- **Extracted data**:

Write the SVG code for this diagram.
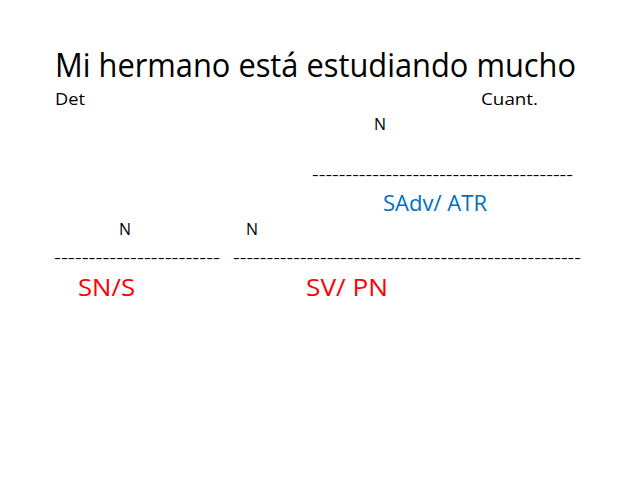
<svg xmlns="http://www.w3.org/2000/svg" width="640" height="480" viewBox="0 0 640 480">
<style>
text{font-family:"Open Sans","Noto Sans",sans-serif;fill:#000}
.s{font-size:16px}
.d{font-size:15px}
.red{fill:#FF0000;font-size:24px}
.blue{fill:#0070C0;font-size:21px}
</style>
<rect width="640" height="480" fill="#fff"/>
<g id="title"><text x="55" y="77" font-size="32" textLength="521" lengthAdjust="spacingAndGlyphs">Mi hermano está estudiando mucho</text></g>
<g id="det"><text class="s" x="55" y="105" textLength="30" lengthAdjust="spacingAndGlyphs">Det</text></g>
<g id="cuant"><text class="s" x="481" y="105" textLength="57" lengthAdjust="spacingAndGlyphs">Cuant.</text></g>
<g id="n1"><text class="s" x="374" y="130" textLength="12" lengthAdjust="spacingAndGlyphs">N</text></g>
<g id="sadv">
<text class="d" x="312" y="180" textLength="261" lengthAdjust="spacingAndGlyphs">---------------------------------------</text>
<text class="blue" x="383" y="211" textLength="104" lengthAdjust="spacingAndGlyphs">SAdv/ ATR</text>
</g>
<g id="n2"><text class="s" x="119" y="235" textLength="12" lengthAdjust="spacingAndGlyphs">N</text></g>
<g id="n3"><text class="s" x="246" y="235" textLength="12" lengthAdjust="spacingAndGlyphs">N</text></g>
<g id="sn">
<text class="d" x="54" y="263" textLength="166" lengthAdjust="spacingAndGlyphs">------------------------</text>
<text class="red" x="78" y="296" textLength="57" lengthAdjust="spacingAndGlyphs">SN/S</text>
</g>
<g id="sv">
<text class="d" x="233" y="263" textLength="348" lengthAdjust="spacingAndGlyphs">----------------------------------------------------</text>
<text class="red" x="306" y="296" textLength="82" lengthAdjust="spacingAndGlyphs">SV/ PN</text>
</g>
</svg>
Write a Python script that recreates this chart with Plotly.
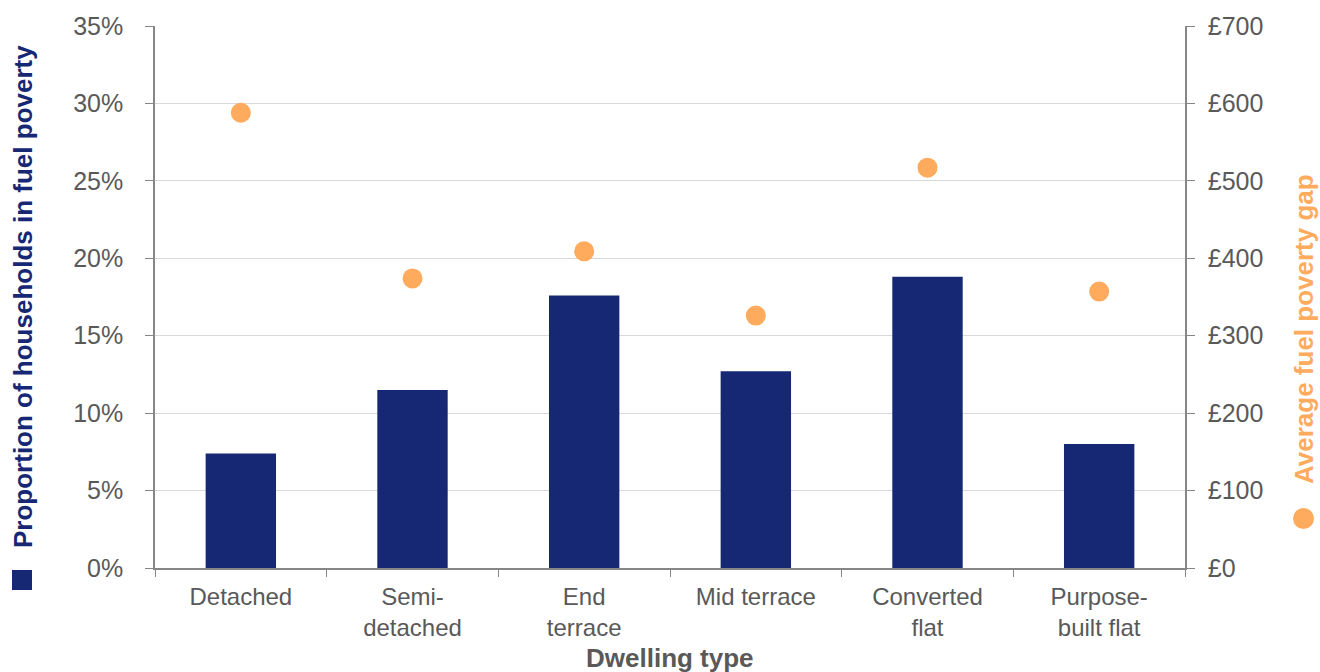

- **The exercise**: Leave every image out, and retype the material exactly.

- **Output of the task**:
Write the SVG code for this diagram.
<svg xmlns="http://www.w3.org/2000/svg" width="640" height="480" viewBox="0 0 640 480">
<style>
text{font-family:"Open Sans","Noto Sans",sans-serif;fill:#000}
.s{font-size:16px}
.d{font-size:15px}
.red{fill:#FF0000;font-size:24px}
.blue{fill:#0070C0;font-size:21px}
</style>
<rect width="640" height="480" fill="#fff"/>
<g id="title"><text x="55" y="77" font-size="32" textLength="521" lengthAdjust="spacingAndGlyphs">Mi hermano está estudiando mucho</text></g>
<g id="det"><text class="s" x="55" y="105" textLength="30" lengthAdjust="spacingAndGlyphs">Det</text></g>
<g id="cuant"><text class="s" x="481" y="105" textLength="57" lengthAdjust="spacingAndGlyphs">Cuant.</text></g>
<g id="n1"><text class="s" x="374" y="130" textLength="12" lengthAdjust="spacingAndGlyphs">N</text></g>
<g id="sadv">
<text class="d" x="312" y="180" textLength="261" lengthAdjust="spacingAndGlyphs">---------------------------------------</text>
<text class="blue" x="383" y="211" textLength="104" lengthAdjust="spacingAndGlyphs">SAdv/ ATR</text>
</g>
<g id="n2"><text class="s" x="119" y="235" textLength="12" lengthAdjust="spacingAndGlyphs">N</text></g>
<g id="n3"><text class="s" x="246" y="235" textLength="12" lengthAdjust="spacingAndGlyphs">N</text></g>
<g id="sn">
<text class="d" x="54" y="263" textLength="166" lengthAdjust="spacingAndGlyphs">------------------------</text>
<text class="red" x="78" y="296" textLength="57" lengthAdjust="spacingAndGlyphs">SN/S</text>
</g>
<g id="sv">
<text class="d" x="233" y="263" textLength="348" lengthAdjust="spacingAndGlyphs">----------------------------------------------------</text>
<text class="red" x="306" y="296" textLength="82" lengthAdjust="spacingAndGlyphs">SV/ PN</text>
</g>
</svg>
Write a Python script that recreates this chart with Plotly.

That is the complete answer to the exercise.